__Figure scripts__

+ + + + +

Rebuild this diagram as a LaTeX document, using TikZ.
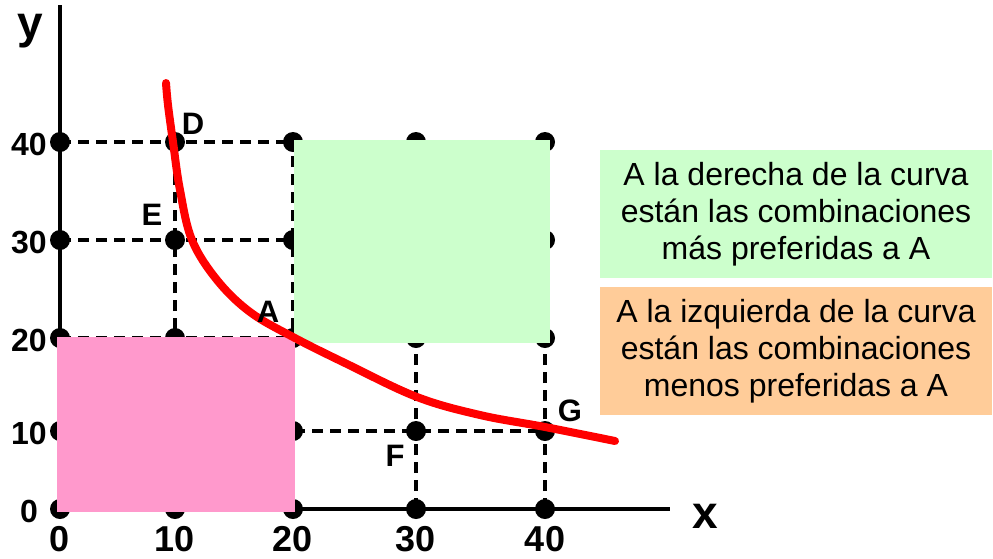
\documentclass[tikz,border=0pt]{standalone}
\usepackage{fontspec}
\setmainfont{Liberation Sans}
\usetikzlibrary{positioning}
\definecolor{prefgreen}{HTML}{CCFFCC}
\definecolor{lessorange}{HTML}{FFCC99}
\definecolor{lesspink}{HTML}{FF99CC}
\tikzstyle{dot} = [circle, fill=black, inner sep=0pt, minimum size=20pt]
\tikzstyle{grid} = [line width=3.5pt, dash pattern=on 11pt off 7pt]
\tikzstyle{axis} = [line width=4.5pt]
\tikzstyle{curve} = [red, line width=8pt, line cap=round]
\tikzstyle{ytick} = [inner sep=0pt, font=\fontsize{32}{32}\selectfont\bfseries]
\tikzstyle{xtick} = [inner sep=0pt, font=\fontsize{36}{36}\selectfont\bfseries]
\tikzstyle{ptlabel} = [inner sep=0pt, font=\fontsize{31}{31}\selectfont\bfseries]
\tikzstyle{axlabel} = [inner sep=0pt, font=\fontsize{46}{46}\selectfont\bfseries]
\tikzstyle{note} = [rectangle, minimum width=392pt, minimum height=128pt, inner sep=0pt, align=center, font=\fontsize{32}{37}\selectfont]

\begin{document}
\begin{tikzpicture}[x=1pt, y=-1pt]
            \useasboundingbox (0,0) rectangle (993,558);
            \foreach \i/\px in {0/60, 1/175, 2/293, 3/416, 4/545}
                \foreach \j/\py in {0/509, 1/431, 2/338, 3/240, 4/142}
                    \coordinate (g\i\j) at (\px,\py);
            \coordinate (ytop) at (60,5);
            \coordinate (xend) at (670,509);

            \foreach \k in {1,...,4} {
                \draw[grid] (g0\k) -- (g4\k);
                \draw[grid] (g\k0) -- (g\k4);
            }
            \draw[axis] (ytop) |- (xend);
            \foreach \i in {0,...,4}
                \foreach \j in {0,...,4}
                    \node[dot] (d\i\j) at (g\i\j) {};

            \fill[lesspink] (57,337) rectangle (295,512);
            \fill[prefgreen] (294,140) rectangle (550,343);

            \draw[curve] plot[smooth, tension=0.6] coordinates {(166,83) (168,105) (173,142) (180,190) (192,240) (217,280) (250,312) (293,337) (347,364) (417,397) (480,415) (545,427) (615,441)};

            \foreach \j/\val in {0/0, 1/10, 2/20, 3/30, 4/40}
                \node[ytick] (ylab\j) at ([xshift=-31pt, yshift=-2pt]g0\j) {\val};
            \foreach \i/\val in {0/0, 1/10, 2/20, 3/30, 4/40}
                \node[xtick, below=7pt of d\i0] (xlab\i) {\val};

            \node[axlabel] (ylabel) at (30,31) {y};
            \node[axlabel] (xlabel) at (705,516) {x};

            \node[ptlabel] (labD) at (193,124) {D};
            \node[ptlabel] (labE) at (152,215) {E};
            \node[ptlabel] (labA) at (268,312) {A};
            \node[ptlabel] (labF) at (395,456) {F};
            \node[ptlabel] (labG) at (570,411) {G};

            \node[note, fill=prefgreen] (rightnote) at (796,214) {A la derecha de la curva\\están las combinaciones\\más preferidas a A};
            \node[note, fill=lessorange, below=9pt of rightnote] (leftnote) {A la izquierda de la curva\\están las combinaciones\\menos preferidas a A};
\end{tikzpicture}
\end{document}
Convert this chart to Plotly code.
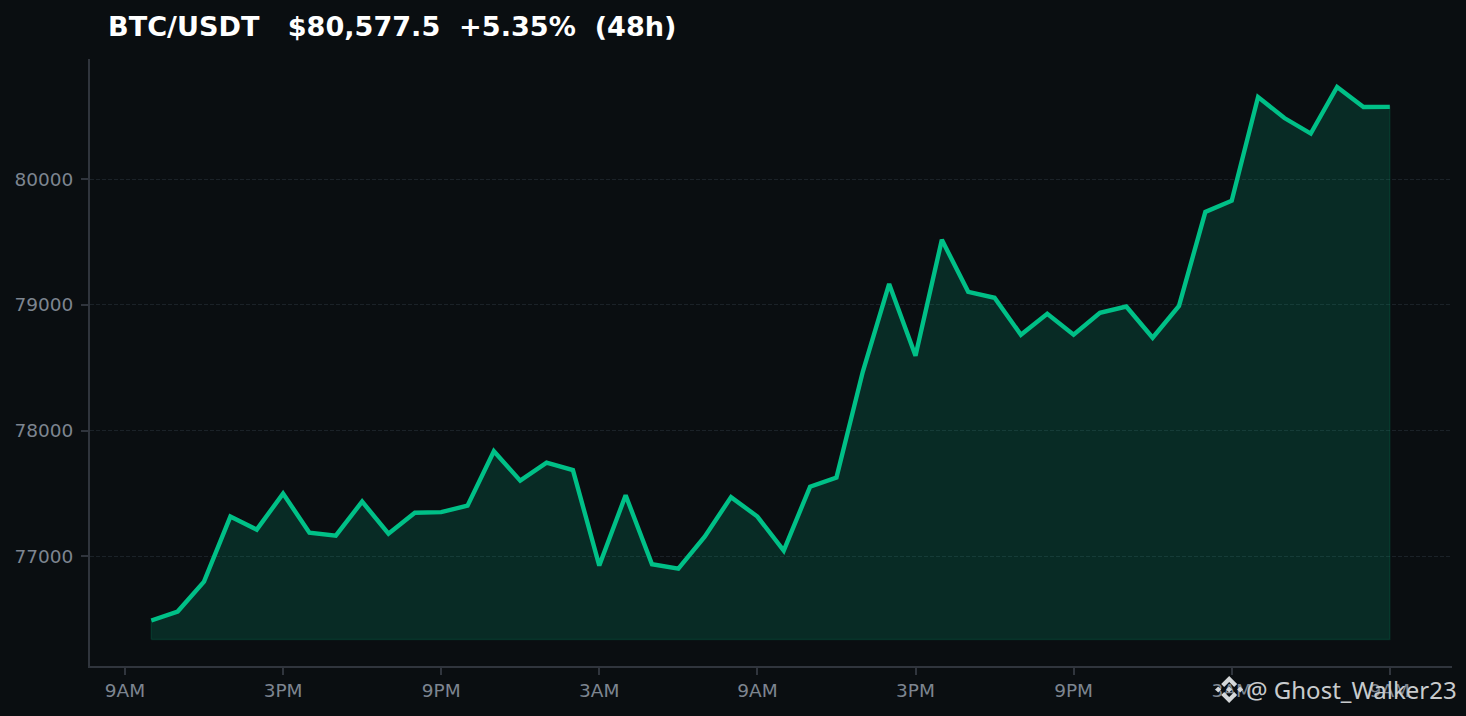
import plotly.graph_objects as go

hours = list(range(1, 49))
price = [76487, 76559, 76797, 77315, 77211, 77498, 77187, 77163, 77434, 77179, 77346, 77350,
         77402, 77835, 77601, 77744, 77685, 76925, 77485, 76935, 76901, 77155, 77470, 77315,
         77044, 77553, 77625, 78468, 79168, 78596, 79519, 79105, 79057, 78763, 78930, 78763,
         78938, 78988, 78739, 78993, 79741, 79830, 80656, 80489, 80365, 80736, 80577, 80577.5]
base_value = 76336
x_ticks = [0, 6, 12, 18, 24, 30, 36, 42, 48]
x_labels = ["9AM", "3PM", "9PM", "3AM", "9AM", "3PM", "9PM", "3AM", "9AM"]
y_ticks = [77000, 78000, 79000, 80000]
title_text = "BTC/USDT\u00a0\u00a0\u00a0$80,577.5\u00a0\u00a0+5.35%\u00a0\u00a0(48h)"
watermark = "@ Ghost_Walker23"

BG = "#0a0e11"
GREEN = "#00c087"
AXIS = "#30353d"
TICKTXT = "#7d8590"
W, H = 1466, 716
L, R, T, B = 89.5, 13.5, 59, 49.5
PW, PH = W - L - R, H - T - B


def px(x):
    return (x - L) / PW


def py(y):
    return (H - B - y) / PH


def logo_path(points, cx=1229.5, cy=690):
    return "M " + " L ".join(f"{px(cx + a):.5f},{py(cy + b):.5f}" for a, b in points) + " Z"


logo_parts = [
    [(0, -13.5), (8, -5.5), (5, -2.5), (0, -7.5), (-5, -2.5), (-8, -5.5)],
    [(0, 13.5), (8, 5.5), (5, 2.5), (0, 7.5), (-5, 2.5), (-8, 5.5)],
    [(0, -3), (3, 0), (0, 3), (-3, 0)],
    [(-11, -3), (-8, 0), (-11, 3), (-14, 0)],
    [(11, -3), (14, 0), (11, 3), (8, 0)],
]

fig = go.Figure()
fig.add_trace(go.Scatter(
    x=[hours[0]] + hours + [hours[-1], hours[0]],
    y=[base_value] + price + [base_value, base_value],
    mode="lines", fill="toself", fillcolor="rgba(0,192,135,0.17)",
    line=dict(color="rgba(0,192,135,0.14)", width=1.5), hoverinfo="skip", showlegend=False))
fig.add_trace(go.Scatter(x=hours, y=price, mode="lines",
                         line=dict(color=GREEN, width=4.4, shape="linear"), showlegend=False))

fig.update_layout(
    width=W, height=H,
    margin=dict(l=L, r=R, t=T, b=B, pad=0),
    paper_bgcolor=BG, plot_bgcolor=BG,
    font=dict(family="DejaVu Sans", color=TICKTXT, size=18),
    xaxis=dict(range=[-1.327, 50.36], tickmode="array", tickvals=x_ticks, ticktext=x_labels,
               showgrid=False, zeroline=False, showline=True, linecolor=AXIS, linewidth=2,
               ticks="outside", ticklen=7, tickcolor=AXIS, tickwidth=2,
               tickfont=dict(family="DejaVu Sans", size=18.5, color=TICKTXT)),
    yaxis=dict(range=[76125, 80959], tickmode="array", tickvals=y_ticks,
               ticktext=[str(v) for v in y_ticks],
               showgrid=True, gridcolor="#1b2228", griddash="4px,2px", gridwidth=1,
               zeroline=False, showline=True, linecolor=AXIS, linewidth=2,
               ticks="outside", ticklen=7, tickcolor=AXIS, tickwidth=2, ticklabelstandoff=4,
               tickfont=dict(family="DejaVu Sans", size=18.5, color=TICKTXT)),
    annotations=[
        dict(text=title_text, xref="paper", yref="paper", x=px(106), y=py(26),
             xanchor="left", yanchor="middle", showarrow=False,
             font=dict(family="DejaVu Sans", size=27.1, color="#ffffff", weight="bold")),
        dict(text=watermark, xref="paper", yref="paper", x=px(1460), y=py(690),
             xanchor="right", yanchor="middle", showarrow=False,
             font=dict(family="Noto Sans", size=24, color="#c8cbcd")),
    ],
    shapes=[dict(type="path", xref="paper", yref="paper", path=logo_path(p), layer="above",
                 fillcolor="#d5d8da", line=dict(width=0)) for p in logo_parts],
)
fig.write_html("out.html", post_script="document.body.style.margin='0';",
               config=dict(displayModeBar=False))
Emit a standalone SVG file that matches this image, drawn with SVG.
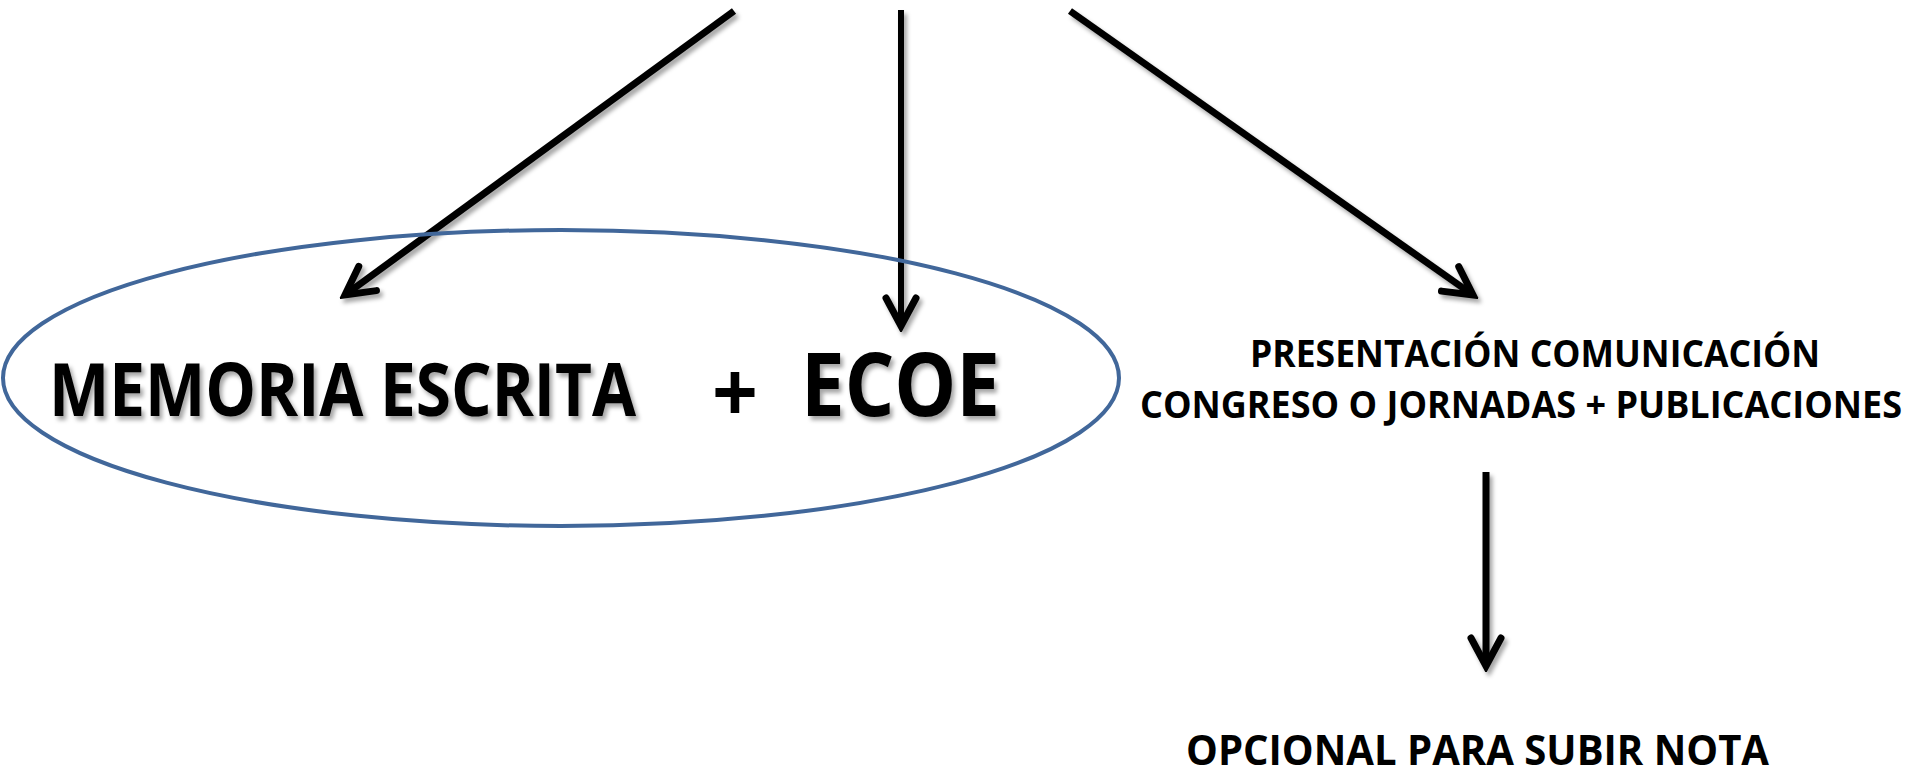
<svg xmlns="http://www.w3.org/2000/svg" width="1913" height="773" viewBox="0 0 1913 773">
<style>
.t{font-family:"Open Sans","Liberation Sans",sans-serif;font-weight:bold;fill:#000}
.c{stroke:#000;stroke-width:7;fill:none;marker-end:url(#ah)}
</style>
<defs>
<filter id="sh" x="-10%" y="-10%" width="130%" height="130%">
<feDropShadow dx="3" dy="4" stdDeviation="2" flood-color="#000" flood-opacity="0.35"/>
</filter>
<marker id="ah" markerUnits="userSpaceOnUse" viewBox="0 0 40 40" markerWidth="40" markerHeight="40" refX="34" refY="20" orient="auto">
<path d="M6,5 L34,20 L6,35" fill="none" stroke="#000" stroke-width="7" stroke-linecap="round" stroke-linejoin="miter"/>
</marker>
</defs>
<g id="connectors" filter="url(#sh)">
<line class="c" x1="734" y1="11" x2="345" y2="295"/>
<line class="c" x1="901" y1="10" x2="901" y2="326" style="stroke-width:6"/>
<line class="c" x1="1070" y1="11" x2="1473" y2="295"/>
<line class="c" x1="1486" y1="472" x2="1486" y2="666"/>
</g>
<g id="ellipse-group">
<ellipse cx="561" cy="378" rx="558" ry="148" fill="none" stroke="#41679A" stroke-width="4"/>
</g>
<g id="memoria" filter="url(#sh)">
<text class="t" x="49" y="416" font-size="74" textLength="587" lengthAdjust="spacingAndGlyphs">MEMORIA ESCRITA</text>
</g>
<g id="plus">
<text x="735" y="422" font-size="84" text-anchor="middle" font-family="Open Sans, Liberation Sans, sans-serif" font-weight="bold" fill="#000" textLength="46" lengthAdjust="spacingAndGlyphs">+</text>
</g>
<g id="ecoe" filter="url(#sh)">
<text class="t" x="801" y="416" font-size="88" textLength="199" lengthAdjust="spacingAndGlyphs">ECOE</text>
</g>
<g id="presentacion">
<text class="t" x="1250" y="367" font-size="37" textLength="570" lengthAdjust="spacingAndGlyphs">PRESENTACIÓN COMUNICACIÓN</text>
<text class="t" x="1140" y="418" font-size="37" textLength="762" lengthAdjust="spacingAndGlyphs">CONGRESO O JORNADAS + PUBLICACIONES</text>
</g>
<g id="opcional">
<text class="t" x="1186" y="765" font-size="42" textLength="583" lengthAdjust="spacingAndGlyphs">OPCIONAL PARA SUBIR NOTA</text>
</g>
</svg>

+ + + + +

__EXERCISE PROMPT__
Up to and including the line that contains "below=7pt of d\i0]", print the records above exactly from their first line, without any pictures.

__EXERCISE OUTPUT__
Rebuild this diagram as a LaTeX document, using TikZ.
\documentclass[tikz,border=0pt]{standalone}
\usepackage{fontspec}
\setmainfont{Liberation Sans}
\usetikzlibrary{positioning}
\definecolor{prefgreen}{HTML}{CCFFCC}
\definecolor{lessorange}{HTML}{FFCC99}
\definecolor{lesspink}{HTML}{FF99CC}
\tikzstyle{dot} = [circle, fill=black, inner sep=0pt, minimum size=20pt]
\tikzstyle{grid} = [line width=3.5pt, dash pattern=on 11pt off 7pt]
\tikzstyle{axis} = [line width=4.5pt]
\tikzstyle{curve} = [red, line width=8pt, line cap=round]
\tikzstyle{ytick} = [inner sep=0pt, font=\fontsize{32}{32}\selectfont\bfseries]
\tikzstyle{xtick} = [inner sep=0pt, font=\fontsize{36}{36}\selectfont\bfseries]
\tikzstyle{ptlabel} = [inner sep=0pt, font=\fontsize{31}{31}\selectfont\bfseries]
\tikzstyle{axlabel} = [inner sep=0pt, font=\fontsize{46}{46}\selectfont\bfseries]
\tikzstyle{note} = [rectangle, minimum width=392pt, minimum height=128pt, inner sep=0pt, align=center, font=\fontsize{32}{37}\selectfont]

\begin{document}
\begin{tikzpicture}[x=1pt, y=-1pt]
            \useasboundingbox (0,0) rectangle (993,558);
            \foreach \i/\px in {0/60, 1/175, 2/293, 3/416, 4/545}
                \foreach \j/\py in {0/509, 1/431, 2/338, 3/240, 4/142}
                    \coordinate (g\i\j) at (\px,\py);
            \coordinate (ytop) at (60,5);
            \coordinate (xend) at (670,509);

            \foreach \k in {1,...,4} {
                \draw[grid] (g0\k) -- (g4\k);
                \draw[grid] (g\k0) -- (g\k4);
            }
            \draw[axis] (ytop) |- (xend);
            \foreach \i in {0,...,4}
                \foreach \j in {0,...,4}
                    \node[dot] (d\i\j) at (g\i\j) {};

            \fill[lesspink] (57,337) rectangle (295,512);
            \fill[prefgreen] (294,140) rectangle (550,343);

            \draw[curve] plot[smooth, tension=0.6] coordinates {(166,83) (168,105) (173,142) (180,190) (192,240) (217,280) (250,312) (293,337) (347,364) (417,397) (480,415) (545,427) (615,441)};

            \foreach \j/\val in {0/0, 1/10, 2/20, 3/30, 4/40}
                \node[ytick] (ylab\j) at ([xshift=-31pt, yshift=-2pt]g0\j) {\val};
            \foreach \i/\val in {0/0, 1/10, 2/20, 3/30, 4/40}
                \node[xtick, below=7pt of d\i0] (xlab\i) {\val};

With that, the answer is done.